Personal information
- Full name: Richard King Sampson
- Born: 15 May 1860 Lewes, Sussex, England
- Died: 12 July 1927 (aged 67) Ringmer, Sussex, England
- Batting: Right-handed
- Role: Occasional wicket-keeper

Domestic team information
- 1886: Sussex

Career statistics
| Competition | First-class |
| Matches | 1 |
| Runs scored | 7 |
| Batting average | 3.50 |
| 100s/50s | –/– |
| Top score | 5 |
| Balls bowled | – |
| Wickets | – |
| Bowling average | – |
| 5 wickets in innings | – |
| 10 wickets in match | – |
| Best bowling | – |
| Catches/stumpings | 1/– |
- Source: Cricinfo, 16 December 2011

= Richard Sampson (cricketer) =

English cricketer

Richard King Sampson (15 May 1860 - 12 July 1927) was an English cricketer. Sampson was a right-handed batsman who occasionally fielded as a wicket-keeper. He was born at Lewes, Sussex.

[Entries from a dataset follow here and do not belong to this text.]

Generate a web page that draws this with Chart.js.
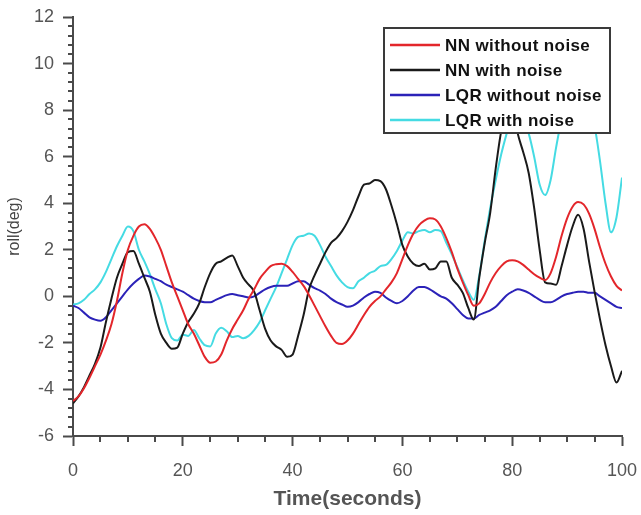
<!DOCTYPE html>
<html>
<head>
<meta charset="utf-8">
<script src="https://cdn.jsdelivr.net/npm/chart.js@4/dist/chart.umd.min.js"></script>
<style>
html,body{margin:0;padding:0;background:#fff;}
#wrap{width:641px;height:515px;}
</style>
</head>
<body>
<div id="wrap"><canvas id="c" width="641" height="515"></canvas></div>
<script>
const time = [0,1,2,3,4,5,6,7,8,9,10,11,12,13,14,15,16,17,18,19,20,21,22,23,24,25,26,27,28,29,30,31,32,33,34,35,36,37,38,39,40,41,42,43,44,45,46,47,48,49,50,51,52,53,54,55,56,57,58,59,60,61,62,63,64,65,66,67,68,69,70,71,72,73,74,75,76,77,78,79,80,81,82,83,84,85,86,87,88,89,90,91,92,93,94,95,96,97,98,99,100];

const nnWithoutNoise = [-4.5,-4.3,-3.95,-3.5,-3.0,-2.5,-1.9,-1.2,-0.2,1.0,2.0,2.6,3.0,3.1,2.9,2.5,2.0,1.3,0.6,0.0,
 -0.6,-1.2,-1.6,-2.1,-2.6,-2.85,-2.8,-2.5,-1.9,-1.4,-1.0,-0.6,-0.1,0.3,0.75,1.05,1.3,1.38,1.4,1.3,
 1.05,0.75,0.45,0.05,-0.4,-0.85,-1.3,-1.7,-2.0,-2.05,-1.9,-1.6,-1.2,-0.8,-0.45,-0.2,0.0,0.3,0.6,1.0,
 1.6,2.2,2.7,3.05,3.25,3.35,3.3,3.0,2.5,1.9,1.2,0.6,0.05,-0.4,-0.3,0.1,0.6,1.0,1.3,1.5,
 1.55,1.5,1.35,1.15,0.95,0.8,0.7,1.0,1.7,2.6,3.35,3.85,4.05,3.95,3.55,2.9,2.1,1.4,0.85,0.45,0.25];

const nnWithNoise = [-4.6,-4.3,-3.9,-3.4,-2.9,-2.2,-1.1,-0.1,0.8,1.4,1.9,1.95,1.4,0.8,0.2,-0.8,-1.6,-2.0,-2.25,-2.2,
 -1.6,-1.1,-0.75,-0.3,0.4,1.0,1.4,1.5,1.65,1.75,1.3,0.8,0.5,0.2,-0.6,-1.4,-1.9,-2.15,-2.3,-2.6,
 -2.5,-1.7,-0.8,0.3,0.9,1.4,1.9,2.3,2.5,2.8,3.2,3.7,4.3,4.8,4.85,5.0,4.95,4.6,3.9,3.1,
 2.2,1.7,1.4,1.3,1.4,1.15,1.2,1.5,1.5,0.8,0.5,0.15,-0.5,-1.0,0.8,2.3,3.6,5.5,7.1,8.0,
 8.2,7.0,6.2,5.3,3.8,2.0,0.6,0.55,0.5,1.3,2.2,3.0,3.5,2.9,1.5,0.2,-1.0,-2.1,-3.0,-3.7,-3.2];

const lqrWithoutNoise = [-0.4,-0.5,-0.7,-0.9,-1.0,-1.05,-0.9,-0.6,-0.3,0.0,0.3,0.55,0.75,0.9,0.85,0.75,0.65,0.5,0.4,0.3,
 0.2,0.05,-0.1,-0.2,-0.25,-0.25,-0.15,-0.05,0.05,0.1,0.05,0.0,-0.05,0.0,0.15,0.3,0.4,0.45,0.45,0.45,
 0.55,0.65,0.65,0.5,0.35,0.25,0.1,-0.1,-0.25,-0.35,-0.45,-0.4,-0.25,-0.05,0.1,0.2,0.15,-0.05,-0.2,-0.3,
 -0.2,0.0,0.25,0.4,0.4,0.3,0.15,0.0,-0.1,-0.3,-0.55,-0.8,-0.95,-0.95,-0.8,-0.7,-0.6,-0.45,-0.2,0.05,
 0.2,0.3,0.25,0.15,0.0,-0.15,-0.25,-0.25,-0.15,0.0,0.1,0.15,0.2,0.2,0.15,0.15,0.0,-0.15,-0.3,-0.45,-0.5];

const lqrWithNoise = [-0.35,-0.3,-0.15,0.1,0.3,0.6,1.05,1.6,2.15,2.6,3.0,2.8,2.0,1.5,0.95,0.3,-0.3,-1.2,-1.8,-1.9,
 -1.65,-1.7,-1.45,-1.8,-2.1,-2.15,-1.6,-1.35,-1.5,-1.75,-1.7,-1.8,-1.7,-1.45,-1.1,-0.6,-0.1,0.4,1.0,1.6,
 2.2,2.55,2.6,2.7,2.6,2.2,1.7,1.3,0.9,0.6,0.4,0.35,0.65,0.8,1.0,1.1,1.3,1.35,1.6,1.95,
 2.4,2.75,2.7,2.8,2.85,2.75,2.85,2.8,2.3,1.8,1.25,0.7,0.2,-0.15,0.9,2.4,3.8,5.0,6.1,7.0,
 7.8,8.0,7.6,7.0,6.0,4.8,4.35,5.0,6.4,7.6,8.3,8.6,8.6,8.4,7.9,7.3,5.8,4.0,2.75,3.4,5.1];

const seriesNames = ['NN without noise','NN with noise','LQR without noise','LQR with noise'];
const seriesColors = ['#e3262b','#1a1a1a','#2b22b8','#45dbe3'];
const xTicks = [0,20,40,60,80,100];
const yTicks = [-6,-4,-2,0,2,4,6,8,10,12];

const seriesData = [nnWithoutNoise, nnWithNoise, lqrWithoutNoise, lqrWithNoise];
const datasets = seriesData.map((vals, i) => ({
  label: seriesNames[i],
  data: vals.map((v, k) => ({x: time[k], y: v})),
  borderColor: seriesColors[i],
  backgroundColor: seriesColors[i],
  borderWidth: 2,
  pointRadius: 0,
  fill: false,
  cubicInterpolationMode: 'monotone'
}));

const AXIS = '#4a4a4a';
const FONT = "'Liberation Sans', Arial, sans-serif";

const minorTicks = {
  id: 'minorTicks',
  afterDraw(chart) {
    const ctx = chart.ctx;
    const xs = chart.scales.x, ys = chart.scales.y;
    ctx.save();
    ctx.strokeStyle = AXIS;
    ctx.lineWidth = 2;
    ctx.beginPath();
    for (let v = xs.min; v <= xs.max + 1e-9; v += 5) {
      if (Math.abs(v % 20) < 1e-9) continue;
      const px = Math.round(xs.getPixelForValue(v));
      ctx.moveTo(px, ys.bottom);
      ctx.lineTo(px, ys.bottom + 6);
    }
    for (let k = 0; k <= 45; k++) {
      const v = ys.min + k * 0.4;
      if (k % 5 === 0) continue;
      const py = Math.round(ys.getPixelForValue(v));
      ctx.moveTo(xs.left, py);
      ctx.lineTo(xs.left - 5, py);
    }
    ctx.stroke();
    ctx.restore();
  }
};

const boxLegend = {
  id: 'boxLegend',
  afterDatasetsDraw(chart) {
    const ctx = chart.ctx;
    const ca = chart.chartArea;
    const x0 = ca.right - 238, y0 = ca.top + 11, w = 226, h = 105;
    ctx.save();
    ctx.fillStyle = '#fff';
    ctx.fillRect(x0, y0, w, h);
    ctx.strokeStyle = '#3a3a3a';
    ctx.lineWidth = 2;
    ctx.strokeRect(x0, y0, w, h);
    ctx.font = "bold 17px " + FONT;
    if ('letterSpacing' in ctx) ctx.letterSpacing = '0.4px';
    ctx.textBaseline = 'middle';
    ctx.textAlign = 'left';
    chart.data.datasets.forEach((ds, i) => {
      const yy = y0 + 17 + i * 25;
      ctx.strokeStyle = ds.borderColor;
      ctx.lineWidth = 2.5;
      ctx.beginPath();
      ctx.moveTo(x0 + 6, yy);
      ctx.lineTo(x0 + 56, yy);
      ctx.stroke();
      ctx.fillStyle = '#111';
      ctx.fillText(ds.label, x0 + 61, yy + 1);
    });
    ctx.restore();
  }
};

new Chart(document.getElementById('c'), {
  type: 'line',
  data: { datasets },
  options: {
    responsive: false,
    animation: false,
    events: [],
    layout: { padding: { left: 0, right: 19, top: 17, bottom: 0 } },
    plugins: { legend: { display: false }, tooltip: { enabled: false } },
    scales: {
      x: {
        type: 'linear',
        min: 0, max: 100,
        afterFit(s) { s.height = 79; s.paddingLeft = 0; s.paddingRight = 0; },
        afterBuildTicks(s) { s.ticks = xTicks.map(v => ({value: v})); },
        ticks: { color: '#555', font: { family: FONT, size: 18 }, padding: 14, maxRotation: 0, autoSkip: false },
        grid: { display: true, drawOnChartArea: false, drawTicks: true, tickLength: 10, tickColor: AXIS, tickWidth: 2 },
        border: { display: true, color: AXIS, width: 2 },
        title: { display: true, text: 'Time(seconds)', color: '#555', font: { family: FONT, size: 21, weight: 'bold' }, padding: { top: 0, bottom: 3 } }
      },
      y: {
        type: 'linear',
        min: -6, max: 12,
        afterFit(s) { s.width = 73; s.paddingTop = 0; s.paddingBottom = 0; },
        afterBuildTicks(s) { s.ticks = yTicks.map(v => ({value: v})); },
        ticks: { color: '#555', font: { family: FONT, size: 18 }, padding: 9, autoSkip: false },
        grid: { display: true, drawOnChartArea: false, drawTicks: true, tickLength: 10, tickColor: AXIS, tickWidth: 2 },
        border: { display: true, color: AXIS, width: 2 },
        title: { display: true, text: 'roll(deg)', color: '#444', font: { family: FONT, size: 16 }, padding: { top: 5, bottom: 0 } }
      }
    }
  },
  plugins: [minorTicks, boxLegend]
});
</script>
</body>
</html>
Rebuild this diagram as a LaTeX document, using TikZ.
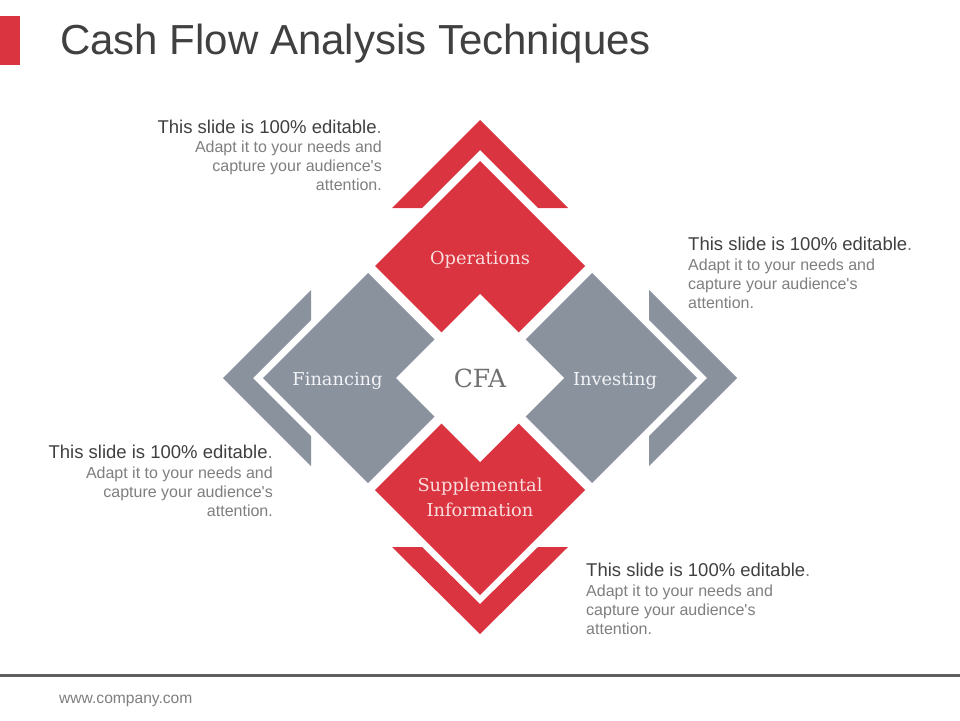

Sampson made a single first-class appearance for Sussex against Nottinghamshire at Trent Bridge in 1886. He was dismissed for 2 runs in Sussex's first-innings by Wilfred Flowers, while in their second-innings he scored 5 runs before becoming one of William Attewell's 9 wickets. Nottinghamshire won by an innings and 15 runs. This was his only major appearance for Sussex.

He died at Ringmer, Sussex on 12 July 1927.